The most important career choice you'll make is who you marry'

Trade-offs are a given, it's about what you choose
The most important career choice you'll make is who you marry'
 

Men leave the workforce primarily for career advancement, women opt out of their careers to attend responsibilities at home

 

Trade-offs are a given, it’s about what you choose

At the World Economic Forum 2013, in Davos, Sheryl Sandberg, COO, Facebook, attacked gender stereotypes that hold women back at work. Sandberg, who is publishing a book called Lean In: Women, Work and the Will to succeed, in March, singled out T-shirts sold in the US, with the boys' version emblazoned with the words "Smart like Daddy", while the girls' version says "Pretty like Mommy".

She said, “Managers unconsciously reflect stereotypes when they judge women's performance, saying: "She's great at her job but she's just not as well liked by her peers," or: "She's a bit aggressive." They say this with no understanding that this is the penalty women face because of gender stereotypes." Sandberg also criticised the fact that, it is still assumed women will take on the majority of the caring responsibilities at home, even when both parents work. She said, "Women still have two jobs in the most developed countries around the world; men have one."

The stereotypes clearly translate into these statistics:

Of one hundred and ninety heads of state in the United States, nine are women. Of all the people in parliament in the world, 13 per cent are women. In the corporate sector, women at the top, C-level jobs, board seats, tops out at 15-16 per cent. The numbers have not moved since 2002, and are going in the wrong direction.

Sandberg is spot on. Gender stereotypes do deeper damage than intended.

Women drop out of high flying careers to take care of families: A survey done by Harvard Business Review (HBR), in 2005 showed that 37 per cent of women opted out of their career voluntarily. These numbers grew to 43 per cent for those who had children. On the contrary, only 24 per cent of men chose to opt out and there was no variation between those who were fathers and those not. The reasons for which women and men take off ramps were also dramatically different. While men leave the workforce primarily for career advancement, women opt out of their careers to attend responsibilities at home.

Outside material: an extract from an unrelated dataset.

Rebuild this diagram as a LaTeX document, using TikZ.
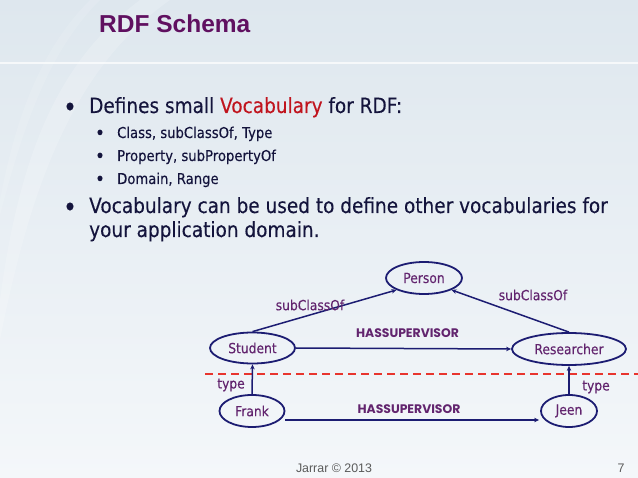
\documentclass[tikz,border=0pt]{standalone}
\usepackage{fontspec}
\setmainfont{Liberation Sans}
\newfontfamily\tah[FakeStretch=0.88,FakeBold=0.18]{DejaVu Sans}
\newfontfamily\comicf{Poppins}
\newfontfamily\arialf{Liberation Sans}
\usetikzlibrary{shapes.geometric,arrows.meta}
\definecolor{titlepurple}{RGB}{96,16,96}
\definecolor{bodynavy}{RGB}{20,20,60}
\definecolor{vocred}{RGB}{192,20,30}
\definecolor{nodepurple}{RGB}{98,36,110}
\definecolor{edgenavy}{RGB}{28,28,114}
\definecolor{dashred}{RGB}{232,53,46}
\definecolor{footgray}{RGB}{90,90,90}
\definecolor{bgtop}{RGB}{222,231,238}
\definecolor{bgbot}{RGB}{244,247,250}
\begin{document}
\begin{tikzpicture}[x=1pt,y=-1pt,
  titletext/.style={anchor=base west,inner sep=0pt,text=titlepurple,font=\arialf\bfseries\fontsize{24.5}{28}\selectfont},
  btext/.style={anchor=base west,inner sep=0pt,text=bodynavy,font=\tah\fontsize{21}{25}\selectfont},
  bbul/.style={anchor=base,inner sep=0pt,text=bodynavy,font=\tah\fontsize{27}{30}\selectfont},
  stext/.style={anchor=base west,inner sep=0pt,text=bodynavy,font=\tah\fontsize{15}{18}\selectfont},
  sbul/.style={anchor=base,inner sep=0pt,text=bodynavy,font=\tah\fontsize{19}{22}\selectfont},
  cls/.style={ellipse,draw=edgenavy,line width=1.8pt,inner sep=0pt,text=nodepurple,font=\tah\fontsize{14}{16}\selectfont},
  elabel/.style={inner sep=0pt,text=nodepurple,font=\tah\fontsize{14}{16}\selectfont},
  proplabel/.style={inner sep=0pt,text=nodepurple,font=\comicf\bfseries\fontsize{12.4}{14}\selectfont},
  rel/.style={draw=edgenavy,line width=1.5pt,-{Stealth[length=5pt,width=4.5pt]}},
  footer/.style={inner sep=0pt,text=footgray,font=\arialf\fontsize{12.4}{14}\selectfont}]
\useasboundingbox (0,0) rectangle (638,478);
% background
\shade[top color=bgtop,bottom color=bgbot] (0,0) rectangle (638,478);
\fill[white,opacity=0.18] (0,300) .. controls (20,150) and (60,60) .. (140,0) -- (170,0) .. controls (85,60) and (35,160) .. (0,340) -- cycle;
\fill[white,opacity=0.12] (0,200) .. controls (15,120) and (40,50) .. (90,0) -- (100,0) .. controls (50,50) and (25,120) .. (0,215) -- cycle;
\draw[white,opacity=0.7,line width=1.2pt] (0,63) -- (638,63);
% title
\node[titletext] (title) at (99,32.5) {RDF Schema};
% bullets
\node[bbul] (b1) at (70,116.5) {•};
\node[btext] (l1) at (89,113) {Defines small \textcolor{vocred}{Vocabulary} for RDF:};
\node[sbul] (s1b) at (100,139.5) {•};
\node[stext] (s1) at (117,138) {Class, subClassOf, Type};
\node[sbul] (s2b) at (100,162.5) {•};
\node[stext] (s2) at (117,161) {Property, subPropertyOf};
\node[sbul] (s3b) at (100,185.5) {•};
\node[stext] (s3) at (117,184) {Domain, Range};
\node[bbul] (b2) at (70,216.5) {•};
\node[btext] (l2) at (89,213) {Vocabulary can be used to define other vocabularies for};
\node[btext] (l3) at (89,237) {your application domain.};
% diagram nodes
\node[cls,minimum width=76pt,minimum height=32pt] (person) at (424,278) {Person};
\node[cls,minimum width=85pt,minimum height=31pt] (student) at (252.5,348) {Student};
\node[cls,minimum width=114pt,minimum height=32pt] (researcher) at (569,349) {Researcher};
\node[cls,minimum width=65pt,minimum height=32pt] (frank) at (252,411) {Frank};
\node[cls,minimum width=56pt,minimum height=32pt] (jeen) at (569,411) {Jeen};
% dashed separator
\coordinate (dl) at (205,374);
\coordinate (dr) at (638,374);
\draw[dashred,line width=2pt,dash pattern=on 8pt off 5pt] (dl) -- (dr);
% connectors
\draw[rel] (student.north) -- (person.south west);
\draw[rel] (researcher.north) -- (person.south east);
\draw[rel] (student.east) -- (researcher.west);
\draw[rel] (frank.north) -- (student.south);
\draw[rel] (jeen.north) -- (researcher.south);
\draw[rel] ([yshift=-9pt]frank.east) -- ([yshift=-9pt,xshift=-1pt]jeen.west);
% labels
\node[elabel] (lsc1) at (310,305) {subClassOf};
\node[elabel] (lsc2) at (533,295) {subClassOf};
\node[proplabel] (lhs1) at (407.5,333) {HASSUPERVISOR};
\node[proplabel] (lhs2) at (409,409) {HASSUPERVISOR};
\node[elabel] (lt1) at (231,385) {type};
\node[elabel] (lt2) at (596,387) {type};
% footer
\node[footer] (foot) at (334,468) {Jarrar © 2013};
\node[footer] (pno) at (621,468) {7};
\end{tikzpicture}
\end{document}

Women tend to downsize their ambition: Women find it difficult to sustain their ambition. In a 2004, HBR article, Anna Fel argues that ambition stands on two legs—master and recognition. To hold on to their dreams, not only must women attain necessary skills and experience, they must also have their achievements appropriately recognized. To the extent the latter is missing in female careers, ambition is undermined. A vicious cycle emerges: As women’s ambitions stall, they are perceived as less committed, they no longer get best assignments and this lowers their ambitions further.

Women want to have it all: The basic laws of economy ensure that there will be tradeoffs. However women tend to aim for perfection in everything they do. As Sandberg says, “Aiming for perfection causes frustration at best and paralysis at worst.”

For the scenario to change for the better, women need to get out of their own way and then create a support system. Sandberg’s advice to women, in her speech in the Ignition Conference in New York in 2011, sums it all, "The most important career choice you'll make is who you marry."